How to Structure an LLC to Avoid Probate
Learn how strategic planning for your LLC ensures a smooth transition of ownership, bypassing the complexities and delays of the probate court system.
Learn how strategic planning for your LLC ensures a smooth transition of ownership, bypassing the complexities and delays of the probate court system.
A Limited Liability Company (LLC) is a business structure that shields owners from personal responsibility for company debts. An owner’s stake in the company is called a membership interest, which is a personal asset. When a member dies, this asset, like a house or bank account, may have to go through probate. Probate is a court-supervised legal process for distributing a deceased person’s property. This process can be lengthy and public, causing delays and potential complications for the business. For business owners, structuring their LLC to avoid this court oversight is a common goal.
The LLC’s operating agreement is the foundational document that outlines internal governance and is the primary tool for planning for a member’s death. Without specific instructions in this document, the transfer of a deceased member’s interest defaults to state laws, which may direct the asset into probate court. This can lead to unintended consequences, such as the interest passing to heirs with no business experience or forcing a dissolution of the company. A comprehensive operating agreement includes succession planning provisions that contractually dictate the transfer of a membership interest. These clauses can pre-determine who receives the interest and under what terms, allowing the business to continue its operations without interruption.
One method to bypass probate is by including a Transfer on Death (TOD) provision within the operating agreement. This clause functions much like a beneficiary designation on a life insurance policy or bank account.
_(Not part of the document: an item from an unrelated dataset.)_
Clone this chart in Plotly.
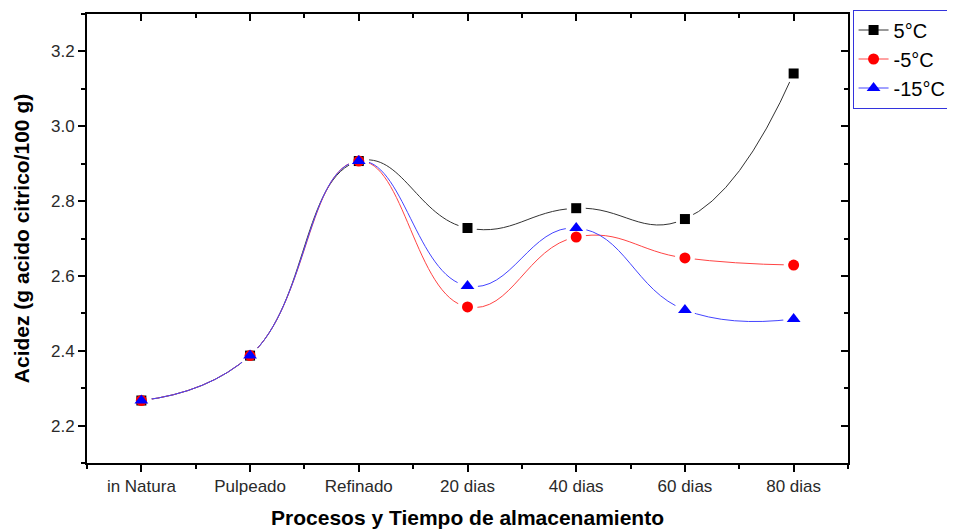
import plotly.graph_objects as go

categories = ["in Natura", "Pulpeado", "Refinado", "20 dias", "40 dias", "60 dias", "80 dias"]
series_names = ["5°C", "-5°C", "-15°C"]
acidez_5 = [2.267, 2.387, 2.907, 2.728, 2.781, 2.752, 3.141]
acidez_m5 = [2.267, 2.387, 2.907, 2.517, 2.704, 2.648, 2.629]
acidez_m15 = [2.267, 2.387, 2.907, 2.573, 2.728, 2.509, 2.485]
y_ticks = [2.2, 2.4, 2.6, 2.8, 3.0, 3.2]

colors = ["#000000", "#ff0000", "#0000ff"]
line_colors = ["#333333", "#ff4444", "#4444ff"]
symbols = ["square", "circle", "triangle-up"]
sizes = [10, 11, 12]
xs = list(range(len(categories)))
all_vals = [acidez_5, acidez_m5, acidez_m15]

fig = go.Figure()
# lines (carry the legend)
for name, vals, c, lc, s, sz in zip(series_names, all_vals, colors, line_colors, symbols, sizes):
    fig.add_trace(go.Scatter(
        x=xs, y=vals, name=name, mode="lines+markers", legendgroup=name,
        line=dict(color=lc, width=1, shape="spline", smoothing=1.3),
        marker=dict(symbol=s, size=sz, color=c, line=dict(width=0)),
    ))
# white halos to create gaps of the line around the markers
for name, vals, sz in zip(series_names, all_vals, sizes):
    fig.add_trace(go.Scatter(
        x=xs, y=vals, mode="markers", legendgroup=name, showlegend=False, hoverinfo="skip",
        marker=dict(symbol="circle", size=sz + 9, color="white", line=dict(width=0)),
    ))
# markers on top
for name, vals, c, s, sz in zip(series_names, all_vals, colors, symbols, sizes):
    fig.add_trace(go.Scatter(
        x=xs, y=vals, name=name, mode="markers", legendgroup=name, showlegend=False,
        marker=dict(symbol=s, size=sz, color=c, line=dict(width=0)),
    ))

# invisible trace to carry the mirrored (inside-tick) top/right axes
fig.add_trace(go.Scatter(x=xs, y=acidez_5, xaxis="x2", yaxis="y2", mode="markers",
                         marker=dict(opacity=0), showlegend=False, hoverinfo="skip"))

font_family = "Liberation Sans, Arial, sans-serif"
tick_font = dict(size=17, color="#2a2a2a")
fig.update_layout(
    width=955, height=531,
    margin=dict(l=79, r=115, t=6, b=76, autoexpand=False),
    paper_bgcolor="white", plot_bgcolor="white",
    font=dict(family=font_family, color="#222222"),
    showlegend=True,
    legend=dict(x=1.006, y=1.01, xanchor="left", yanchor="top",
                bordercolor="#3333dd", borderwidth=1, bgcolor="white",
                font=dict(size=20, color="#000000"), tracegroupgap=0,
                itemwidth=30),
    xaxis=dict(
        range=[-0.5, 6.5], tickmode="array", tickvals=xs, ticktext=categories, automargin=False,
        ticks="outside", ticklen=7, tickwidth=2, tickcolor="black",
        showline=True, linecolor="black", linewidth=2, showgrid=False, zeroline=False,
        tickfont=tick_font,
        minor=dict(tickmode="linear", tick0=-0.5, dtick=1, ticks="outside", ticklen=4, tickwidth=2, tickcolor="black", showgrid=False),
        title=dict(text="<b>Procesos y Tiempo de almacenamiento</b>", font=dict(size=21, color="#000000"), standoff=15),
    ),
    yaxis=dict(
        range=[2.1, 3.3], tickmode="array", tickvals=y_ticks, tickformat=".1f", automargin=False,
        ticks="outside", ticklen=7, tickwidth=2, tickcolor="black",
        showline=True, linecolor="black", linewidth=2, showgrid=False, zeroline=False,
        tickfont=tick_font,
        minor=dict(tickmode="linear", tick0=2.1, dtick=0.2, ticks="outside", ticklen=4, tickwidth=2, tickcolor="black", showgrid=False),
        title=dict(text="<b>Acidez (g acido citrico/100 g)</b>", font=dict(size=21, color="#000000"), standoff=16),
    ),
    xaxis2=dict(
        overlaying="x", side="top", range=[-0.5, 6.5], tickmode="array", tickvals=xs, automargin=False,
        showticklabels=False, ticks="inside", ticklen=7, tickwidth=2, tickcolor="black",
        showline=True, linecolor="black", linewidth=2, showgrid=False, zeroline=False,
        minor=dict(tickmode="linear", tick0=-0.5, dtick=1, ticks="inside", ticklen=4, tickwidth=2, tickcolor="black", showgrid=False),
    ),
    yaxis2=dict(
        overlaying="y", side="right", range=[2.1, 3.3], tickmode="array", tickvals=y_ticks, automargin=False,
        showticklabels=False, ticks="inside", ticklen=7, tickwidth=2, tickcolor="black",
        showline=True, linecolor="black", linewidth=2, showgrid=False, zeroline=False,
        minor=dict(tickmode="linear", tick0=2.1, dtick=0.2, ticks="inside", ticklen=4, tickwidth=2, tickcolor="black", showgrid=False),
    ),
)

fig.write_html("out.html")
It allows a member to name a specific person or entity to automatically inherit their LLC interest upon death, avoiding court involvement. The transfer is direct and is triggered by the presentation of a death certificate.
To be effective, the TOD provision must be clearly drafted, including the full legal name of the designated beneficiary and a statement of intent. The permissibility of TOD provisions for LLC interests is not uniform across all states. Verifying the validity of this strategy under the governing state’s law is a necessary step.
Placing the LLC membership interest into a revocable living trust is another strategy to avoid probate. A living trust is a separate legal entity created to hold assets, managed by a trustee. When an LLC interest is held by a trust, the trust is the legal owner. Since a trust cannot die, the asset does not become part of a deceased person’s estate and is not subject to probate.
The process involves formally transferring ownership to the trust using a document called an “Assignment of Membership Interest.” This document must accurately list the name of the trust as the new owner, the date the trust was established, and the name of the current trustee. The trust document itself will contain detailed instructions on who will take over as successor trustee to manage the LLC interest and who will benefit from it after the original member’s death.
If adding a TOD provision or other succession terms, the LLC’s operating agreement must be amended. This requires drafting the new provision and having all members vote on and sign the amended document, following the procedures in the original agreement. The signed amendment should then be stored with the LLC’s official records.
When using a living trust, the member must execute an Assignment of Membership Interest. Depending on state requirements, this signature may need to be notarized. After the assignment is executed, the LLC’s internal records, specifically the membership ledger or certificates, must be updated to show the trust as the new legal owner.